The laneway’s name was changed to AC/DC with Lord Mayor John So in 2004; Bon Scott’s Melbourne son settled into the bar on the day of the change-over, unassuming and quiet. The press and photographers were busy taking pics of the new sign…little did they know who was inside.

For every unassuming star, there were plenty who  made their entrance felt – when Joel O’Keefe, the front man of Airbourne stood on the graffitied bar to play his guitar, his wild curly hair lashed waves of his sweat onto all who dared gather close.

Jet wrote Rollover D.J. about Hall of Fame’s Music Victoria inductee and now Brunswick Ballroom band booker Mary Mihelakos – she spun vinyl there in the early 2000s until the crack of daylight, while the late and great DJ Pierre Baroni became known for Thursday’s Soul in the Basement over 19 years with DJ Vince Peach, with legions 60s Motown loving 20-somethings hanging onto every 45 they deliriously cued.

The early 2000s were a unique time in Melbourne’s laneway bar scene; where has it gone? Everything is chic, slick, an Instagram moment – it’s a clickbait listing and nothing is hidden or undiscovered like this period in time.

The dive bar formula isn’t rocket science. It’s about loud rock’n’roll, where the classics are churned – from Thin Lizzy’s I’m A Rocker to T Rex’s Get It On and AC/DC’s Highway to Hell – debauchery wasn’t filmed in this era of Melbourne, rock stars could hang at Cherry Bar without fear of being stalked by their fans. In fact they’d have a drink with them!

It’s not often you see Pearl Jam’s Eddie Vedder hold a coin between his butt cheeks aiming for a bucket on a stage, but these crazy drinking game shenanigans shifted from tour bus antics to Cherry bar lock-in laughs.

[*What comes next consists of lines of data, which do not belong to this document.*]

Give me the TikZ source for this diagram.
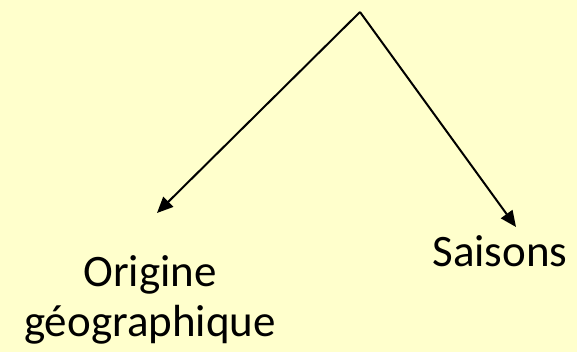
\documentclass[tikz,border=0pt]{standalone}
\usepackage{fontspec}
\setmainfont{Carlito}
\usetikzlibrary{arrows.meta}
\definecolor{bgyellow}{HTML}{FFFFCC}
\tikzset{
  conn/.style={line width=2pt, -{Triangle[length=16pt,width=14pt]}},
  lbl/.style={font=\fontsize{45}{50}\selectfont, inner sep=0pt, anchor=base}
}
\begin{document}
\begin{tikzpicture}[x=1pt,y=1pt]
  \fill[bgyellow] (0,0) rectangle (577,352);
  \useasboundingbox (0,0) rectangle (577,352);
  \coordinate (apex) at (360,340);
  \coordinate (lefttip) at (157,139);
  \coordinate (righttip) at (516,125);
  \node[lbl] (saisons) at (500,85) {Saisons};
  \node[lbl] (origine) at (150,65) {Origine};
  \node[lbl] (geo) at (150,15) {géographique};
  \draw[conn] (apex) -- (lefttip);
  \draw[conn] (apex) -- (righttip);
\end{tikzpicture}
\end{document}
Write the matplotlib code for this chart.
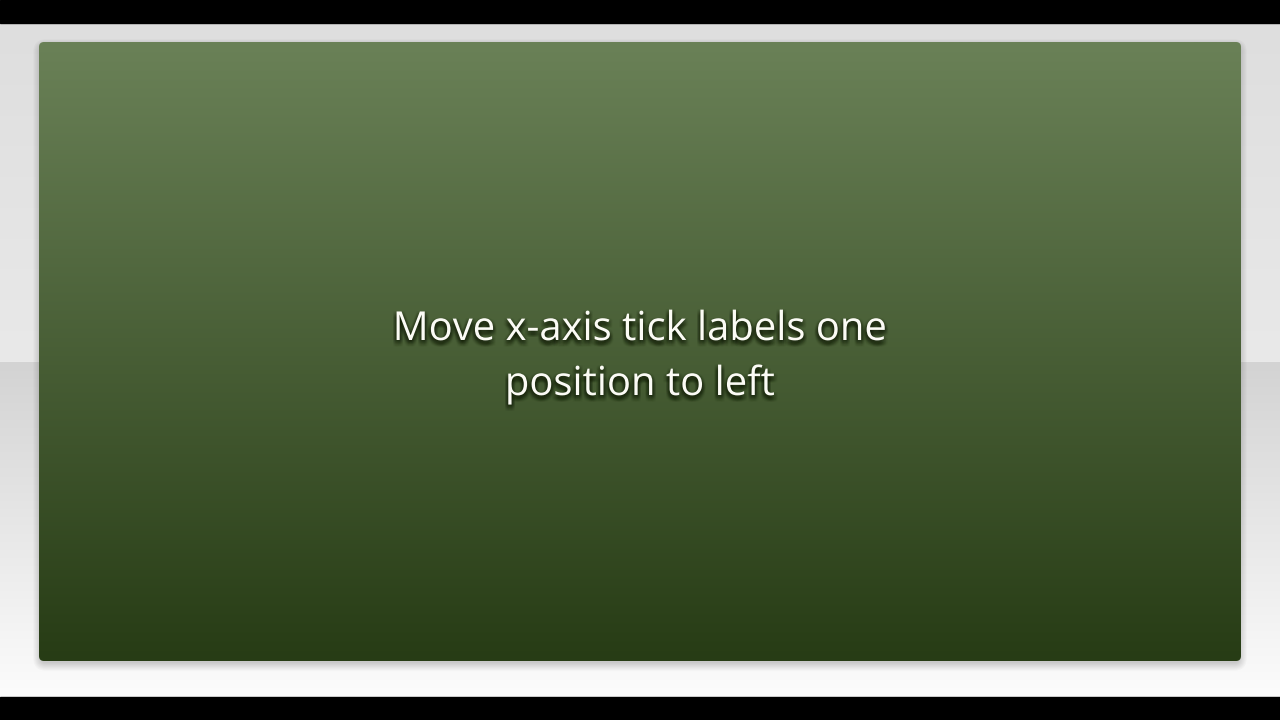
import numpy as np
import matplotlib

matplotlib.use('Agg')
import matplotlib.pyplot as plt
import matplotlib.patheffects as pe
from matplotlib.patches import FancyBboxPatch, Rectangle

# title card text, one entry per line
title_lines = ['Move x-axis tick labels one', 'position to left']

# gradient stops (top colour, bottom colour) as RGB 0-255
card_colors = [(106, 129, 87), (39, 60, 21)]
bg_upper_colors = [(222, 222, 222), (233, 233, 233)]
bg_lower_colors = [(211, 211, 211), (252, 252, 252)]

W, H = 1280, 720
BAR_TOP, BAR_BOTTOM = 23, 697
SPLIT = 362
CARD = (39, 42, 1241, 661)  # x0, y0, x1, y1


def vgrad(c0, c1, n=256):
    t = np.linspace(0, 1, n)[:, None]
    c0 = np.array(c0) / 255.0
    c1 = np.array(c1) / 255.0
    g = c0 + (c1 - c0) * t
    return g[:, None, :]


fig = plt.figure(figsize=(12.8, 7.2), dpi=100)
ax = fig.add_axes([0, 0, 1, 1])
ax.set_xlim(0, W)
ax.set_ylim(H, 0)
ax.axis('off')

# page background
ax.imshow(vgrad(*bg_upper_colors), extent=(0, W, SPLIT, BAR_TOP),
          aspect='auto', zorder=0, interpolation='bilinear')
ax.imshow(vgrad(*bg_lower_colors), extent=(0, W, BAR_BOTTOM, SPLIT),
          aspect='auto', zorder=0, interpolation='bilinear')

# black letterbox bars
ax.add_patch(Rectangle((0, 0), W, BAR_TOP, color='black', zorder=1))
ax.add_patch(Rectangle((0, BAR_BOTTOM), W, H - BAR_BOTTOM, color='black', zorder=1))

x0, y0, x1, y1 = CARD

# soft shadow, mostly under the card
for i in range(8):
    pad = i * 1.1
    ax.add_patch(FancyBboxPatch(
        (x0 + 2, y0 + 5), x1 - x0 - 4, y1 - y0 - 3,
        boxstyle=f'round,pad={pad},rounding_size={5 + pad}',
        facecolor='black', edgecolor='none', alpha=0.025, zorder=2))

# card with vertical green gradient
card = FancyBboxPatch((x0, y0), x1 - x0, y1 - y0,
                      boxstyle='round,pad=0,rounding_size=5',
                      facecolor='none', edgecolor='none', zorder=3)
ax.add_patch(card)
im = ax.imshow(vgrad(*card_colors), extent=(x0, x1, y1, y0),
               aspect='auto', zorder=3, interpolation='bilinear')
im.set_clip_path(card)

# blurred drop shadow built from a ring of faint offset copies (offsets in points)
shadow = []
for dx in (-2.4, -1.6, -0.8, 0, 0.8, 1.6, 2.4):
    for dy in (0.3, -0.5, -1.3, -2.1, -2.9, -3.7, -4.5):
        w = 0.045 * (1 - 0.25 * abs(dx) / 2.4) * (1 - 0.3 * abs(dy + 2.1) / 2.4)
        shadow.append(pe.SimplePatchShadow(offset=(dx, dy), shadow_rgbFace='#0c1405',
                                           alpha=w, rho=1))
shadow.append(pe.Normal())

baselines = [340, 395]
for line, yb in zip(title_lines, baselines):
    ax.text(640, yb, line, color='#fbfbf5', zorder=5,
            family=['Open Sans', 'DejaVu Sans'], fontsize=28.8,
            ha='center', va='baseline', path_effects=shadow)

fig.savefig('out.png', dpi=100)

Oh the humble dive bar has seen it all.

Cherry was also a popular hospitality pitstop – staff from Il Solito Posto around the corner  and the original crew at Movida which had opened in the early 2000s, all fell in love with Cherry’s loose ambition.

Google dive bars these days and you might cry with laughter. There’s those who try to keep the rock spirit alive in Melbourne and thank goodness they do. But let’s hope the generation to come will revive it, because heck knows if we wanna be a rock’n’ roll capital of Australia, we need the dive bar to hold our deepest secrets.